**GIVEN DATA:**
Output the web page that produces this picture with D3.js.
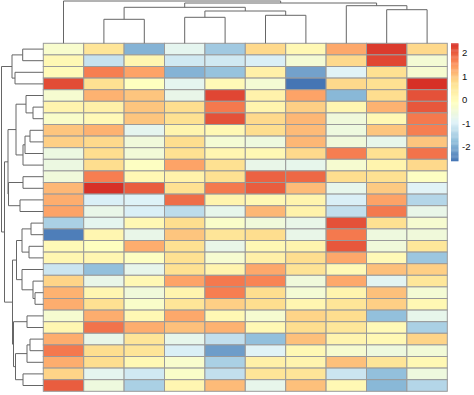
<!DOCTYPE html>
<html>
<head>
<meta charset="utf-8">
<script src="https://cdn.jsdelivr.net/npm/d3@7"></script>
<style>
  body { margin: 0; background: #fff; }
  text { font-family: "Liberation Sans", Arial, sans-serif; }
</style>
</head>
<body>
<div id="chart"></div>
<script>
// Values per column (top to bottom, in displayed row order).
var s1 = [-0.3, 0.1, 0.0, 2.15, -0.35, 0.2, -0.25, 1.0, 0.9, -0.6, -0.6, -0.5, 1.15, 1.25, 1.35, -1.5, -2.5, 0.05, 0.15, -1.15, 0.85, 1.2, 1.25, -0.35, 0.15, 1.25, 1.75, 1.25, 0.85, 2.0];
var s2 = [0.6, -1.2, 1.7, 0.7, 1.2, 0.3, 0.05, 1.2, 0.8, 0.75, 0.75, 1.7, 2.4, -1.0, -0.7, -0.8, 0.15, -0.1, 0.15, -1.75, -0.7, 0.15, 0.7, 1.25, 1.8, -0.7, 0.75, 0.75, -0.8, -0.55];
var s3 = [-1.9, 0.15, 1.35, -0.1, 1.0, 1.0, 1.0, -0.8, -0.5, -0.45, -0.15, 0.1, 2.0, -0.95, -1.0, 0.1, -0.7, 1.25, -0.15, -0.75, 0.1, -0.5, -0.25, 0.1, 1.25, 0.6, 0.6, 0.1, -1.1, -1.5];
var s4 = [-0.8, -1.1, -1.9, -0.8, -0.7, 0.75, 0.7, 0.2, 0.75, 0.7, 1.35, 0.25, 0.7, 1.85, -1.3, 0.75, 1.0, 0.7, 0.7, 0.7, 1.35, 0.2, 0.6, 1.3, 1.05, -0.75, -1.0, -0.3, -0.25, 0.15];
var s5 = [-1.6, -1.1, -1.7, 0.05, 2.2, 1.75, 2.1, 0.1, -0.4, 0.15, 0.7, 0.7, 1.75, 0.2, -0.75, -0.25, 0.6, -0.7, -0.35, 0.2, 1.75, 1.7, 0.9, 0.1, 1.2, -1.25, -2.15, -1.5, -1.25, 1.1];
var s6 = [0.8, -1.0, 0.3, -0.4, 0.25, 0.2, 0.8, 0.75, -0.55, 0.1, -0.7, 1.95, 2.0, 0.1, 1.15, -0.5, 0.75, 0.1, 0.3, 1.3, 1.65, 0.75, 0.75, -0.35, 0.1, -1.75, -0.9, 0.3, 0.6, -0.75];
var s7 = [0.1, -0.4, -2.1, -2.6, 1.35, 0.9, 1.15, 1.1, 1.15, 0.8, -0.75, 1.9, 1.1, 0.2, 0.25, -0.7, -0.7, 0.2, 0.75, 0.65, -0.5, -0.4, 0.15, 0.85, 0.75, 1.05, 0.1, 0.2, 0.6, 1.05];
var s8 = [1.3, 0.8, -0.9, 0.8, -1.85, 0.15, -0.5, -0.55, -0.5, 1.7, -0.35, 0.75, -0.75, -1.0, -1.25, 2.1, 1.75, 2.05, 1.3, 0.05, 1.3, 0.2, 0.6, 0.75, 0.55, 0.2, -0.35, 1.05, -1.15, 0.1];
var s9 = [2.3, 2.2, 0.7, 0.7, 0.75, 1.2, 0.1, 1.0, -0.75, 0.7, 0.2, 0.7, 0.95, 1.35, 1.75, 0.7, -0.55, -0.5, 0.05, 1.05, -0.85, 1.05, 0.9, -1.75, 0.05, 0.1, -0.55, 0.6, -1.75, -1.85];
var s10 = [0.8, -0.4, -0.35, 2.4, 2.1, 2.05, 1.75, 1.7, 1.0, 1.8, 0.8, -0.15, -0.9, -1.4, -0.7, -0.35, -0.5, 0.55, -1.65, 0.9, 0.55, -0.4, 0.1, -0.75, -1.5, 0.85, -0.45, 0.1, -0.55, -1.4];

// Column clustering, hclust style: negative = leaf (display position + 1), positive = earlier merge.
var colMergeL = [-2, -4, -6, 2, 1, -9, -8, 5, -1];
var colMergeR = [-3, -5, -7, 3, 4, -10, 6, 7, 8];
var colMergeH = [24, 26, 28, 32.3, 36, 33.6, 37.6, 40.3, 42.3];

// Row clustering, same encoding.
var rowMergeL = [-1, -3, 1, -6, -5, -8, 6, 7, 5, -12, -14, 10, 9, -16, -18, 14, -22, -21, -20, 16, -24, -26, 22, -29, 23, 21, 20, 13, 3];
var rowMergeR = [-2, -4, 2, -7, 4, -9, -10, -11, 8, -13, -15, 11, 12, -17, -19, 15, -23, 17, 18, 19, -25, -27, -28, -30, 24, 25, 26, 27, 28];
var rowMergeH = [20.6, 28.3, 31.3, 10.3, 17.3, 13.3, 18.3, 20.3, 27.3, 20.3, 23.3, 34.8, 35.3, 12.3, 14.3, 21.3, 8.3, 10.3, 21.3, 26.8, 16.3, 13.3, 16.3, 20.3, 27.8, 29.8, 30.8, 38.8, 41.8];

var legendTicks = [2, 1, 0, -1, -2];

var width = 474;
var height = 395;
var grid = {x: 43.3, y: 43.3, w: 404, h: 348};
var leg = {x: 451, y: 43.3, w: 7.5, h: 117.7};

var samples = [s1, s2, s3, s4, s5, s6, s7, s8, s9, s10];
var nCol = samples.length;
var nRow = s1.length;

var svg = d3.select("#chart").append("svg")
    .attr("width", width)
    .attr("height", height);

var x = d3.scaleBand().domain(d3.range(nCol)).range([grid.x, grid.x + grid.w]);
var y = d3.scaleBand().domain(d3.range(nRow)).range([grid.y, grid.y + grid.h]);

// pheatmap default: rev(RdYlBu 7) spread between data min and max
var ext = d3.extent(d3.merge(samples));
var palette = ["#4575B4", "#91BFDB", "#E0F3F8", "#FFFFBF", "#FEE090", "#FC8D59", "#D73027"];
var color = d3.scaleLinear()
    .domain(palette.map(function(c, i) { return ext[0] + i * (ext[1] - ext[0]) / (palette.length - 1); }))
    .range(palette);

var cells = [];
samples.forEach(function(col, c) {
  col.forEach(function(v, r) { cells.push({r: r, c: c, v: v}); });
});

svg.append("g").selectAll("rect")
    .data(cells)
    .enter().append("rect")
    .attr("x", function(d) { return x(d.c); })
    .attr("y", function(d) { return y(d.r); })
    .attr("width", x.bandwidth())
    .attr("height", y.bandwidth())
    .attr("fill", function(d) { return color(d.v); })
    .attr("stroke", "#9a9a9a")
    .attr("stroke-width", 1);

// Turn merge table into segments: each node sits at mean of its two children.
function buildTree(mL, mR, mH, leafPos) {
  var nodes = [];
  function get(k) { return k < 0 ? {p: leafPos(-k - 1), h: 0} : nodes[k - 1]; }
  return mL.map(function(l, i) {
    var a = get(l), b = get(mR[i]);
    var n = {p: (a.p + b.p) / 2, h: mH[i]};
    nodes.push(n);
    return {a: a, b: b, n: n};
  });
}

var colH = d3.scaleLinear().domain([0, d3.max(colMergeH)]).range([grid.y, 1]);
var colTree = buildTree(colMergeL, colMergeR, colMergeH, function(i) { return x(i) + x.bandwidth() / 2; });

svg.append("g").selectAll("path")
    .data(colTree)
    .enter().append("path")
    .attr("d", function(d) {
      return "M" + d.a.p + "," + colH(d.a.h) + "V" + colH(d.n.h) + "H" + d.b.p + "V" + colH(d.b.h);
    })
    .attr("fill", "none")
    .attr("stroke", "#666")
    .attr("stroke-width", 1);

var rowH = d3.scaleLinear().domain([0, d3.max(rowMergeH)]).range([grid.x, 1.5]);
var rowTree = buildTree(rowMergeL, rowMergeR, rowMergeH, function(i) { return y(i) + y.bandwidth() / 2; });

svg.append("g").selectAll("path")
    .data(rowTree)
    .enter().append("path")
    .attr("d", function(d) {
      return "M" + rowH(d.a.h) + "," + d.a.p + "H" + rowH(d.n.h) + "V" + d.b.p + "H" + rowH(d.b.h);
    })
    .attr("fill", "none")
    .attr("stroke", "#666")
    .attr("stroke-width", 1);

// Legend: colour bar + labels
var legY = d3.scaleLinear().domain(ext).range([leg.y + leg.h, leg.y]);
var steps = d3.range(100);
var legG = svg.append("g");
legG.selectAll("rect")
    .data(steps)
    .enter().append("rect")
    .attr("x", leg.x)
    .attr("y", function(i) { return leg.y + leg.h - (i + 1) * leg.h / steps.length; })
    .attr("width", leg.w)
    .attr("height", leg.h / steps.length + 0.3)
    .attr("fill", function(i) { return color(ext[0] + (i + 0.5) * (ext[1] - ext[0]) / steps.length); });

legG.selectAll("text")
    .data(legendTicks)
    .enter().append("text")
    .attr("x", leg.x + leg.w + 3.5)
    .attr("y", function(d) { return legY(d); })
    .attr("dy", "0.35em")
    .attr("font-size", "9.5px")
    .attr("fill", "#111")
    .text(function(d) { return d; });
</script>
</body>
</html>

**TASK OBJECTIVE:** Take the lines from the start of the material to the line with "0.1, -0.55, -1.4];", both included, and transcribe them exactly without the pictures.

**OUTPUT FOR THIS TASK:**
Output the web page that produces this picture with D3.js.
<!DOCTYPE html>
<html>
<head>
<meta charset="utf-8">
<script src="https://cdn.jsdelivr.net/npm/d3@7"></script>
<style>
  body { margin: 0; background: #fff; }
  text { font-family: "Liberation Sans", Arial, sans-serif; }
</style>
</head>
<body>
<div id="chart"></div>
<script>
// Values per column (top to bottom, in displayed row order).
var s1 = [-0.3, 0.1, 0.0, 2.15, -0.35, 0.2, -0.25, 1.0, 0.9, -0.6, -0.6, -0.5, 1.15, 1.25, 1.35, -1.5, -2.5, 0.05, 0.15, -1.15, 0.85, 1.2, 1.25, -0.35, 0.15, 1.25, 1.75, 1.25, 0.85, 2.0];
var s2 = [0.6, -1.2, 1.7, 0.7, 1.2, 0.3, 0.05, 1.2, 0.8, 0.75, 0.75, 1.7, 2.4, -1.0, -0.7, -0.8, 0.15, -0.1, 0.15, -1.75, -0.7, 0.15, 0.7, 1.25, 1.8, -0.7, 0.75, 0.75, -0.8, -0.55];
var s3 = [-1.9, 0.15, 1.35, -0.1, 1.0, 1.0, 1.0, -0.8, -0.5, -0.45, -0.15, 0.1, 2.0, -0.95, -1.0, 0.1, -0.7, 1.25, -0.15, -0.75, 0.1, -0.5, -0.25, 0.1, 1.25, 0.6, 0.6, 0.1, -1.1, -1.5];
var s4 = [-0.8, -1.1, -1.9, -0.8, -0.7, 0.75, 0.7, 0.2, 0.75, 0.7, 1.35, 0.25, 0.7, 1.85, -1.3, 0.75, 1.0, 0.7, 0.7, 0.7, 1.35, 0.2, 0.6, 1.3, 1.05, -0.75, -1.0, -0.3, -0.25, 0.15];
var s5 = [-1.6, -1.1, -1.7, 0.05, 2.2, 1.75, 2.1, 0.1, -0.4, 0.15, 0.7, 0.7, 1.75, 0.2, -0.75, -0.25, 0.6, -0.7, -0.35, 0.2, 1.75, 1.7, 0.9, 0.1, 1.2, -1.25, -2.15, -1.5, -1.25, 1.1];
var s6 = [0.8, -1.0, 0.3, -0.4, 0.25, 0.2, 0.8, 0.75, -0.55, 0.1, -0.7, 1.95, 2.0, 0.1, 1.15, -0.5, 0.75, 0.1, 0.3, 1.3, 1.65, 0.75, 0.75, -0.35, 0.1, -1.75, -0.9, 0.3, 0.6, -0.75];
var s7 = [0.1, -0.4, -2.1, -2.6, 1.35, 0.9, 1.15, 1.1, 1.15, 0.8, -0.75, 1.9, 1.1, 0.2, 0.25, -0.7, -0.7, 0.2, 0.75, 0.65, -0.5, -0.4, 0.15, 0.85, 0.75, 1.05, 0.1, 0.2, 0.6, 1.05];
var s8 = [1.3, 0.8, -0.9, 0.8, -1.85, 0.15, -0.5, -0.55, -0.5, 1.7, -0.35, 0.75, -0.75, -1.0, -1.25, 2.1, 1.75, 2.05, 1.3, 0.05, 1.3, 0.2, 0.6, 0.75, 0.55, 0.2, -0.35, 1.05, -1.15, 0.1];
var s9 = [2.3, 2.2, 0.7, 0.7, 0.75, 1.2, 0.1, 1.0, -0.75, 0.7, 0.2, 0.7, 0.95, 1.35, 1.75, 0.7, -0.55, -0.5, 0.05, 1.05, -0.85, 1.05, 0.9, -1.75, 0.05, 0.1, -0.55, 0.6, -1.75, -1.85];
var s10 = [0.8, -0.4, -0.35, 2.4, 2.1, 2.05, 1.75, 1.7, 1.0, 1.8, 0.8, -0.15, -0.9, -1.4, -0.7, -0.35, -0.5, 0.55, -1.65, 0.9, 0.55, -0.4, 0.1, -0.75, -1.5, 0.85, -0.45, 0.1, -0.55, -1.4];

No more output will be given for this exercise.